[Quickfix-developers] Intermittent disconnect problem
Brought to you by:
orenmnero
From: Bishop, B. <Bar...@gs...> - 2004-11-29 15:32:29
|
Hi, I have a problem with a FIX session. The quickfix engine seems to randomly, but infrequently disconnect itself from its peer. The message 'Disconnecting' appears in the event log with no other useful information. This can happen a few times a day or not happen for a week and is completely unrelated to how busy it is. Background: We are using quickfix on a multi-processor machine running solaris 5.8 We have been using quickfix 1.4.0 since that version was released.

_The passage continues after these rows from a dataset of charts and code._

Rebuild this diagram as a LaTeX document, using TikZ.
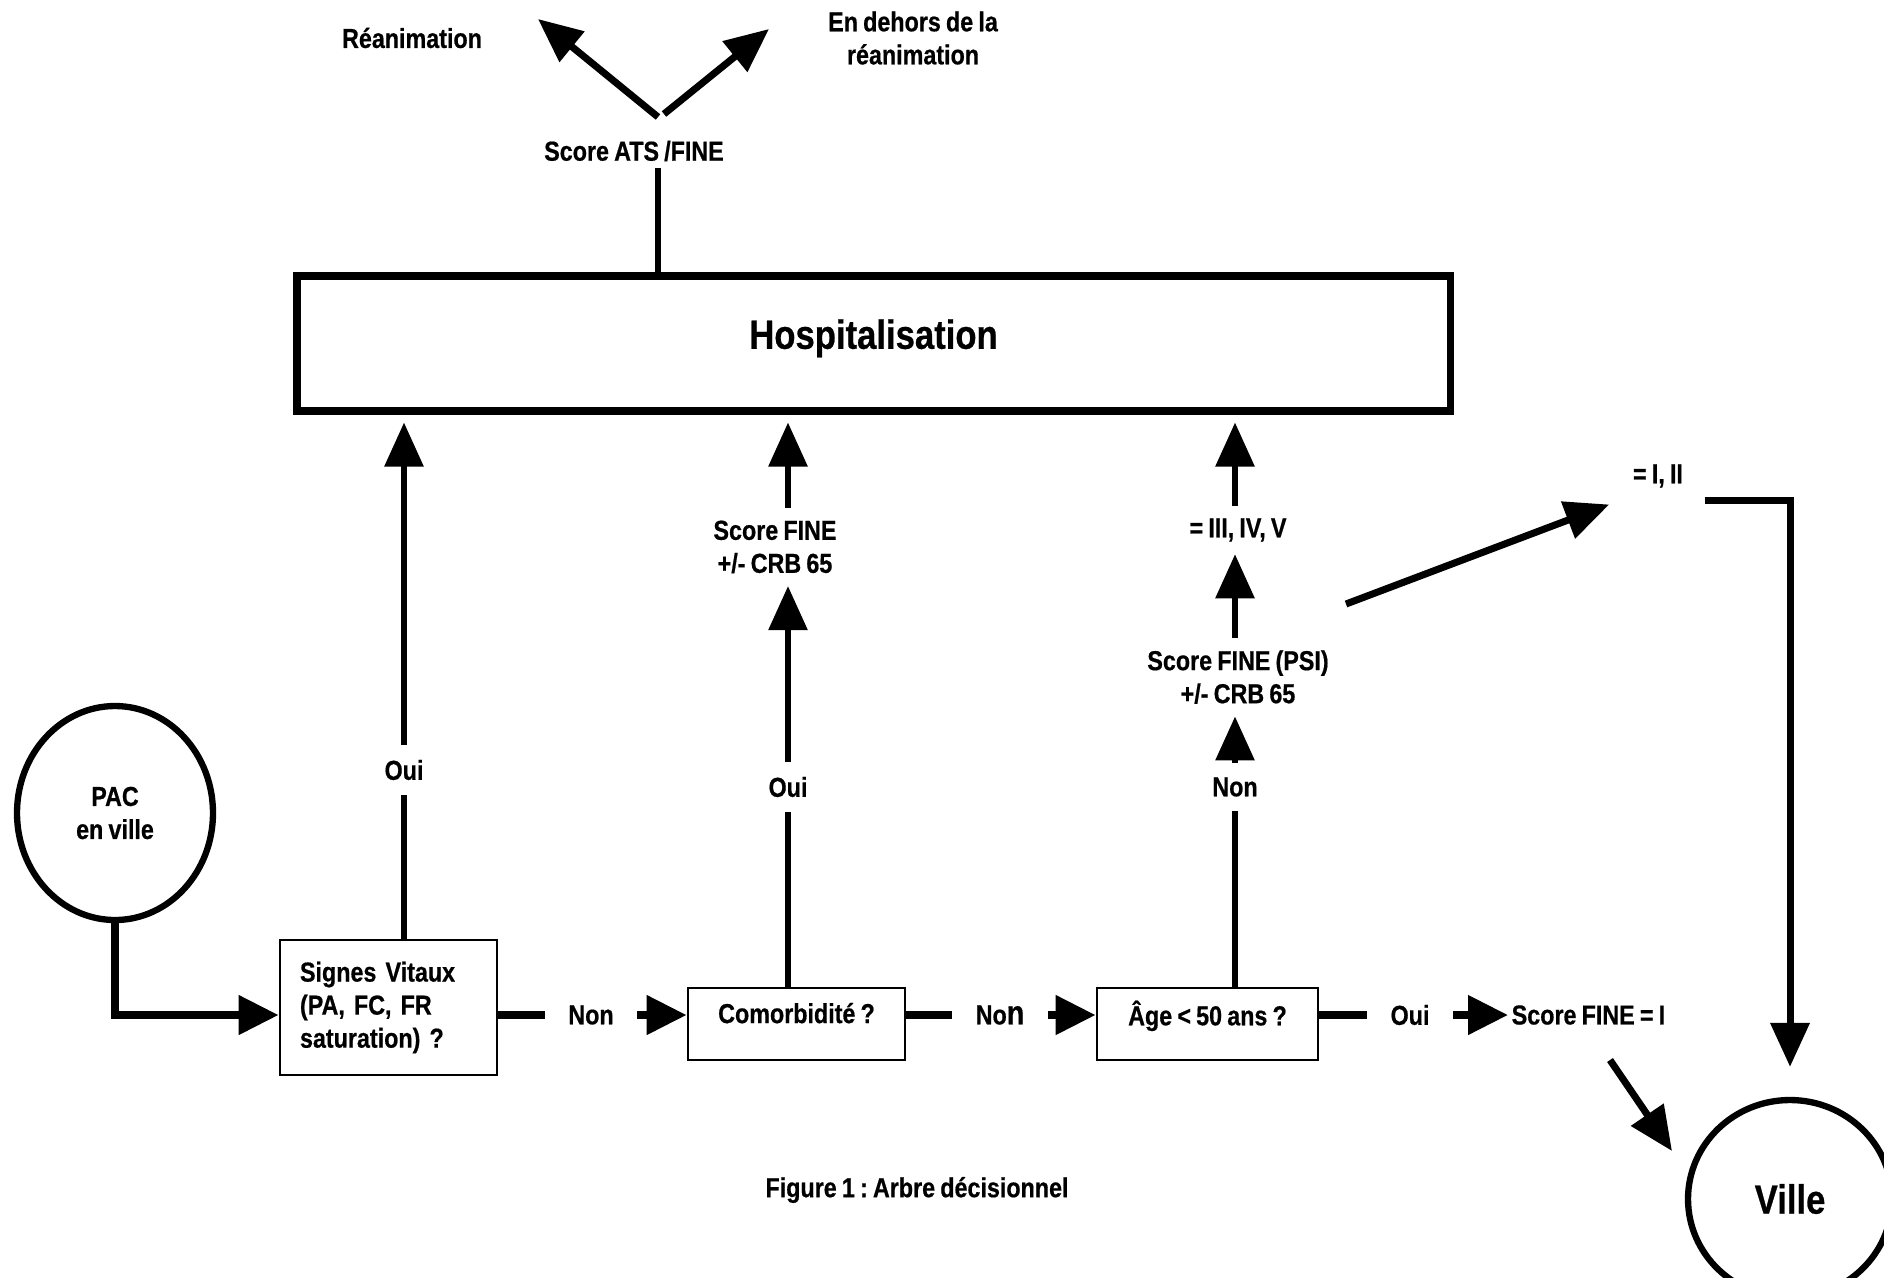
\documentclass[tikz,border=0pt]{standalone}
\usepackage{fontspec}
\setmainfont{Liberation Sans}[FakeStretch=0.85, WordSpace=0.8, BoldFeatures={FakeBold=0.6}]
\frenchspacing
\usetikzlibrary{arrows.meta, positioning, shapes.geometric, calc}

\begin{document}
\begin{tikzpicture}[
  x=0.1mm, y=-0.1mm,
  lbl/.style={font=\fontsize{7.8}{9.4}\selectfont\bfseries, align=center, inner sep=1.2mm},
  big/.style={font=\fontsize{11.6}{14}\selectfont\bfseries},
  qbox/.style={rectangle, draw, line width=0.8pt, minimum width=2.17cm, lbl},
  bigbox/.style={rectangle, draw, line width=2pt, big},
  disc/.style={ellipse, draw, line width=1.8pt, inner sep=0pt},
  conn/.style={line width=1.7pt},
  hconn/.style={line width=2.2pt},
  arrow/.style={conn, -{Triangle[width=3.8mm, length=4.4mm]}},
  harrow/.style={hconn, -{Triangle[width=3.8mm, length=4mm]}}
]
  \useasboundingbox (0,0) rectangle (1884,1277);

  % Hospitalisation and what follows
  \node[bigbox, minimum width=11.53cm, minimum height=1.35cm, text depth=1.9mm] (hosp) at (873.5,343.5) {Hospitalisation};
  \node[lbl] (ats) at (634,151) {Score ATS /FINE};
  \node[lbl] (rea) at (412,38) {Réanimation};
  \node[lbl] (dehors) at (913,38) {En dehors de la\\réanimation};

  % Start and end
  \node[disc, lbl, minimum width=1.96cm, minimum height=2.14cm] (pac) at (115,813) {PAC\\en ville};
  \node[disc, big, minimum width=2.04cm, minimum height=1.98cm] (ville) at (1790,1199) {Ville};

  % Questions
  \node[qbox, minimum height=1.35cm, text width=1.77cm, align=left, inner xsep=2mm] (signes) at (388.5,1007.5) {Signes Vitaux\\(PA, FC, FR\\saturation) ?};
  \node[qbox, minimum height=0.72cm, text depth=2.2mm] (comorb) at (796.5,1024) {Comorbidité ?};
  \node[qbox, minimum width=2.21cm, minimum height=0.72cm, text depth=2.2mm] (age) at (1207.5,1024) {Âge < 50 ans ?};

  % Answers on the bottom row
  \node[lbl, inner xsep=2.3mm] (non1) at (591,1015) {Non};
  \node[lbl, inner xsep=2.3mm] (non2) at (1000,1015) {No{\fontsize{9.6}{9.6}\selectfont n}};
  \node[lbl, inner xsep=2.3mm] (oui3) at (1410,1015) {Oui};
  \node[lbl, anchor=west, inner xsep=0.3mm] (fine1) at (1508,1015) {Score FINE = I};

  % Answers going up
  \node[lbl, inner ysep=1.4mm] (oui1) at (404,770) {Oui};
  \node[lbl, inner ysep=1.4mm] (oui2) at (788,787) {Oui};
  \node[lbl, inner ysep=1.4mm] (non3) at (1235,787) {Non};
  \node[lbl] (fine2) at (775,547) {Score FINE\\+/- CRB 65};
  \node[lbl] (psi) at (1238,677) {Score FINE (PSI)\\+/- CRB 65};
  \node[lbl] (iii) at (1238,530) {= III, IV, V};
  \node[lbl] (i2) at (1658,476) {= I, II};

  \node[lbl] (caption) at (917,1190) {Figure 1 : Arbre décisionnel};

  % Free ends
  \coordinate (atsfoot) at (658,168);
  \coordinate (reafoot) at (658,117);
  \coordinate (reatip) at (538,19);
  \coordinate (dehfoot) at (664,114);
  \coordinate (dehtip) at (769,29);
  \coordinate (psiout) at (1346,604);
  \coordinate (f1out) at (1610,1060);
  \coordinate (f1tip) at (1672,1151);

  % Arrows
  \draw[conn] (atsfoot) -- (atsfoot |- hosp.north);
  \draw[arrow, line width=2pt] (reafoot) -- (reatip);
  \draw[arrow, line width=2pt] (dehfoot) -- (dehtip);

  \draw[harrow] (pac.south) |- (signes.west |- non1);
  \draw[hconn] (signes.east |- non1) -- (non1);
  \draw[harrow] (non1) -- (comorb.west |- non1);
  \draw[hconn] (comorb.east |- non2) -- (non2);
  \draw[harrow] (non2) -- (age.west |- non2);
  \draw[hconn] (age.east |- oui3) -- (oui3);
  \draw[harrow] (oui3) -- (fine1.west);

  \draw[conn] (oui1 |- signes.north) -- (oui1);
  \draw[arrow, shorten >=0.8mm] (oui1) -- (oui1 |- hosp.south);

  \draw[conn] (oui2 |- comorb.north) -- (oui2);
  \draw[arrow] (oui2) -- (oui2 |- fine2.south);
  \draw[arrow, shorten >=0.8mm] (oui2 |- fine2.north) -- (oui2 |- hosp.south);

  \draw[conn] (non3 |- age.north) -- (non3);
  \draw[arrow] (non3) -- (non3 |- psi.south);
  \draw[arrow] (non3 |- psi.north) -- (non3 |- iii.south);
  \draw[arrow, shorten >=0.8mm] (non3 |- iii.north) -- (non3 |- hosp.south);

  \draw[arrow, line width=2pt, shorten >=1.2mm] (psiout) -- (i2.south west);
  \draw[arrow, line width=2pt, shorten >=3mm] ([xshift=0.9mm]i2.south east) -| (ville.north);
  \draw[arrow, line width=2pt] (f1out) -- (f1tip);
\end{tikzpicture}
\end{document}
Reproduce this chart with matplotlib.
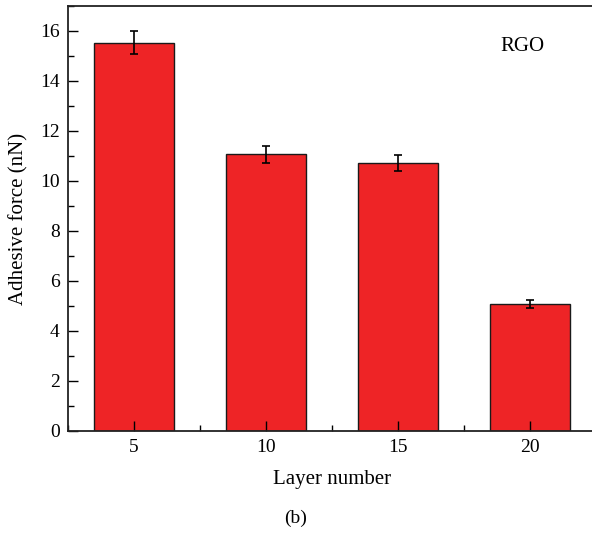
import numpy as np
import matplotlib.pyplot as plt
from matplotlib.ticker import MultipleLocator

# layer number vs. adhesive force
layers = [5, 10, 15, 20]
force = [15.53, 11.06, 10.72, 5.07]
force_err = [0.46, 0.33, 0.32, 0.15]

plt.rcParams['font.family'] = ['Liberation Serif', 'DejaVu Serif']

fig = plt.figure(figsize=(5.92, 5.34), dpi=100)
ax = fig.add_axes([0.1149, 0.1929, 0.892, 0.7959])

ax.bar(layers, force, width=3.0, color='#ee2426', edgecolor='#1a1a1a', linewidth=1.0,
       yerr=force_err, error_kw=dict(ecolor='black', elinewidth=1.2, capsize=3, capthick=1.2))

ax.set_xlim(2.5, 22.5)
ax.set_ylim(0, 17)
ax.set_xticks(layers)
ax.xaxis.set_minor_locator(MultipleLocator(2.5))
ax.yaxis.set_major_locator(MultipleLocator(2))
ax.yaxis.set_minor_locator(MultipleLocator(1))
ax.tick_params(which='both', direction='in', labelsize=14, width=1.0)
ax.tick_params(which='major', length=7, pad=6)
ax.tick_params(which='minor', length=4)
for s in ax.spines.values():
    s.set_linewidth(1.3)
    s.set_color('#222222')

ax.set_xlabel('Layer number', fontsize=15, labelpad=10)
ax.set_ylabel('Adhesive force (nN)', fontsize=15, labelpad=8)
ax.text(0.86, 0.905, 'RGO', transform=ax.transAxes, fontsize=15, ha='center', va='center')
fig.text(0.5, 0.03, '(b)', fontsize=14, ha='center', va='center')

plt.savefig('out.png', dpi=100)
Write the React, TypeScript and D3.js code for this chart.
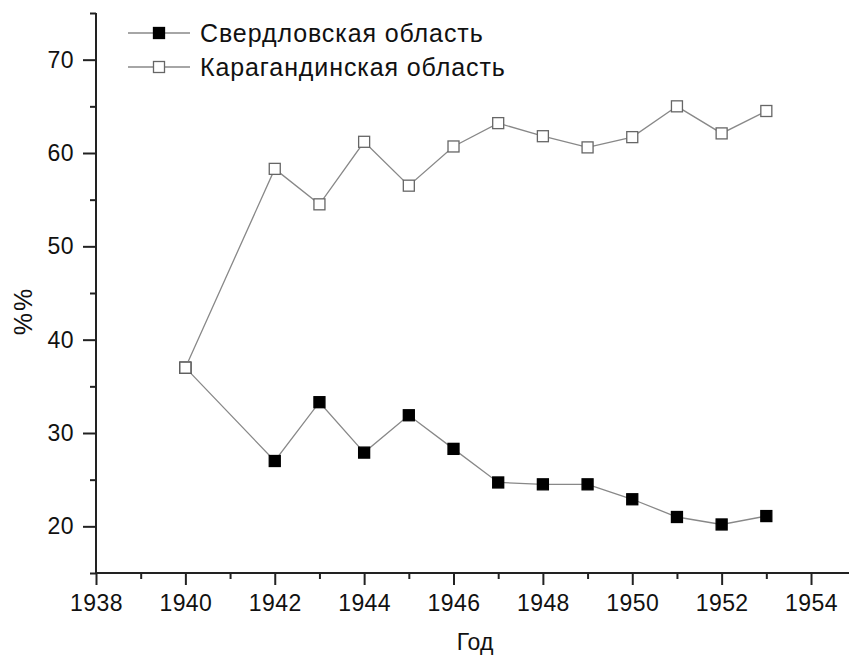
import React, { useEffect, useRef } from "react";
import * as d3 from "d3";

// years and shares
const years = [1940, 1942, 1943, 1944, 1945, 1946, 1947, 1948, 1949, 1950, 1951, 1952, 1953];
const sverdlovsk = [37.0, 27.0, 33.3, 27.9, 31.9, 28.3, 24.7, 24.5, 24.5, 22.9, 21.0, 20.2, 21.1];
const karaganda = [37.0, 58.3, 54.5, 61.2, 56.5, 60.7, 63.2, 61.8, 60.6, 61.7, 65.0, 62.1, 64.5];
const xTicks = [1938, 1940, 1942, 1944, 1946, 1948, 1950, 1952, 1954];
const yTicks = [20, 30, 40, 50, 60, 70];
const seriesNames = ["Свердловская область", "Карагандинская область"];

const W = 849;
const H = 657;
const FONT = "'Liberation Sans', Arial, sans-serif";

export default function App() {
  const ref = useRef<SVGSVGElement>(null);

  useEffect(() => {
    const svg = d3.select(ref.current);
    svg.selectAll("*").remove();

    const x = d3.scaleLinear().domain([1938, 1954.85]).range([96, 849]);
    const y = d3.scaleLinear().domain([15, 75]).range([573, 13]);

    // axes
    const xAxis = d3
      .axisBottom(x)
      .tickValues(d3.range(1938, 1955, 1))
      .tickSize(12)
      .tickFormat((d: any) => (xTicks.includes(+d) ? String(d) : ""));
    const gx = svg.append("g").attr("transform", `translate(0,${y(15)})`).call(xAxis);
    gx.select(".domain").attr("stroke", "#222").attr("stroke-width", 2).attr("d", `M${x(1938)},0H${W}`);
    gx.selectAll(".tick line")
      .attr("stroke", "#222")
      .attr("stroke-width", 2)
      .attr("y2", (d: any) => (xTicks.includes(+d) ? 12 : 6));
    gx.selectAll(".tick text")
      .attr("y", 22)
      .attr("dy", "0.71em")
      .attr("fill", "#111")
      .style("font-family", FONT)
      .style("font-size", "23px")
      .style("letter-spacing", "0.4px");

    const yAxis = d3
      .axisLeft(y)
      .tickValues(d3.range(15, 76, 5))
      .tickSize(13)
      .tickFormat((d: any) => (yTicks.includes(+d) ? String(d) : ""));
    const gy = svg.append("g").attr("transform", `translate(${x(1938)},0)`).call(yAxis);
    gy.select(".domain").attr("stroke", "#222").attr("stroke-width", 2).attr("d", `M0,${y(15)}V${y(75)}`);
    gy.selectAll(".tick line")
      .attr("stroke", "#222")
      .attr("stroke-width", 2)
      .attr("x2", (d: any) => (yTicks.includes(+d) ? -13 : -6));
    gy.selectAll(".tick text")
      .attr("x", -22)
      .attr("fill", "#111")
      .style("font-family", FONT)
      .style("font-size", "23px")
      .style("letter-spacing", "0.4px");

    // axis titles
    svg
      .append("text")
      .attr("x", 475)
      .attr("y", 650)
      .attr("text-anchor", "middle")
      .attr("fill", "#111")
      .style("font-family", FONT)
      .style("font-size", "23px")
      .text("Год");
    svg
      .append("text")
      .attr("transform", `translate(32,311) rotate(-90)`)
      .attr("text-anchor", "middle")
      .attr("fill", "#111")
      .style("font-family", FONT)
      .style("font-size", "25px")
      .style("letter-spacing", "2px")
      .text("%%");

    // series
    const line = d3
      .line<any>()
      .x((d) => x(d[0]))
      .y((d) => y(d[1]));

    const series = [
      { name: seriesNames[0], values: sverdlovsk, fill: "#000", stroke: "#000" },
      { name: seriesNames[1], values: karaganda, fill: "#fff", stroke: "#666" },
    ];

    series.forEach((s, i) => {
      const pts = years.map((yr, j) => [yr, s.values[j]]);
      svg
        .append("path")
        .datum(pts)
        .attr("d", line)
        .attr("fill", "none")
        .attr("stroke", "#888")
        .attr("stroke-width", 1.3);
      svg
        .selectAll(null)
        .data(pts)
        .enter()
        .append("rect")
        .attr("x", (d: any) => x(d[0]) - 5.5)
        .attr("y", (d: any) => y(d[1]) - 5.5)
        .attr("width", 11)
        .attr("height", 11)
        .attr("fill", s.fill)
        .attr("stroke", s.stroke)
        .attr("stroke-width", 1.3);

      // legend
      const ly = 33 + i * 34;
      const lg = svg.append("g");
      lg.append("line")
        .attr("x1", 128)
        .attr("x2", 190)
        .attr("y1", ly)
        .attr("y2", ly)
        .attr("stroke", "#888")
        .attr("stroke-width", 1.3);
      lg.append("rect")
        .attr("x", 159 - 5.5)
        .attr("y", ly - 5.5)
        .attr("width", 11)
        .attr("height", 11)
        .attr("fill", s.fill)
        .attr("stroke", s.stroke)
        .attr("stroke-width", 1.3);
      lg.append("text")
        .attr("x", 200)
        .attr("y", ly)
        .attr("dy", "0.35em")
        .attr("fill", "#111")
        .style("font-family", FONT)
        .style("font-size", "25px")
        .style("letter-spacing", "0.9px")
        .text(s.name);
    });
  }, []);

  return (
    <svg
      ref={ref}
      width={W}
      height={H}
      style={{ position: "absolute", left: 0, top: 0, background: "#fff" }}
    />
  );
}
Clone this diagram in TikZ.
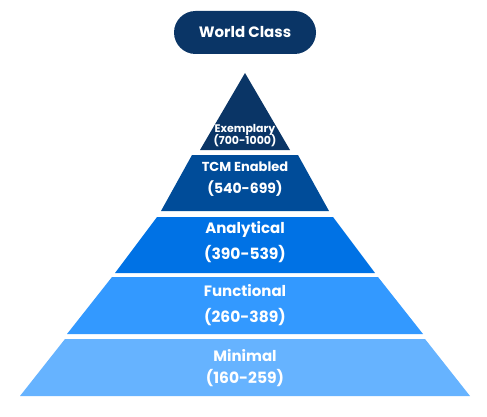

We had big problems building this on solaris (and still have) and so settled for our own build script that combines all the engine source and JNI layer in to one big binary. This binary has been in production for two years (approx) for two of our client FIX connections and has worked perfectly. The same binary has now been in use with a third connection to a different client and has shown the above problem. Detailed analysis of many packet sniffing captures shows nothing wrong with the TCP session. In fact the session is closed gracefully by quickfix in the usual FIN-ACK manner (not a reset). Immediately after disconnecting it tries to reconnect and usually manages this straightaway with only a few seconds outage. However, sometimes it can't get itself sorted out and it gets in to a cycle that involves the message "logon response received before sending logon" and this can take a long time (minutes) to stabilise. I've looked through lots of mailing-list threads, but can't find anything similar to the disconnect problem. However, I did find plenty about problems with reconnecting and getting in to hard-to-break-out-of loops. Consequently, I downloaded and built version 1.9.2 (again with my own build script) and I've been testing with this. I was rather disappointed to find that on killing the peer quickfix still logs just the message "Disconnecting". I was hoping for more detailed information as this was mentioned as an enhancement in one of the release notes. So questions for anyone who has struggled to the end of this rather long email (sorry) are: 1) Anyone have any idea what's going on? 2) Is there a way to increase the amount of detail in log messages, especially those to do with disconnection events? 3) What sort of thing would cause quickfix to disconnect without saying why? Thanks in advance, barry PS I like the new bug-tracker. I'd be happy to get involved with the JAVA port. I would guess that a lot of people would want this. |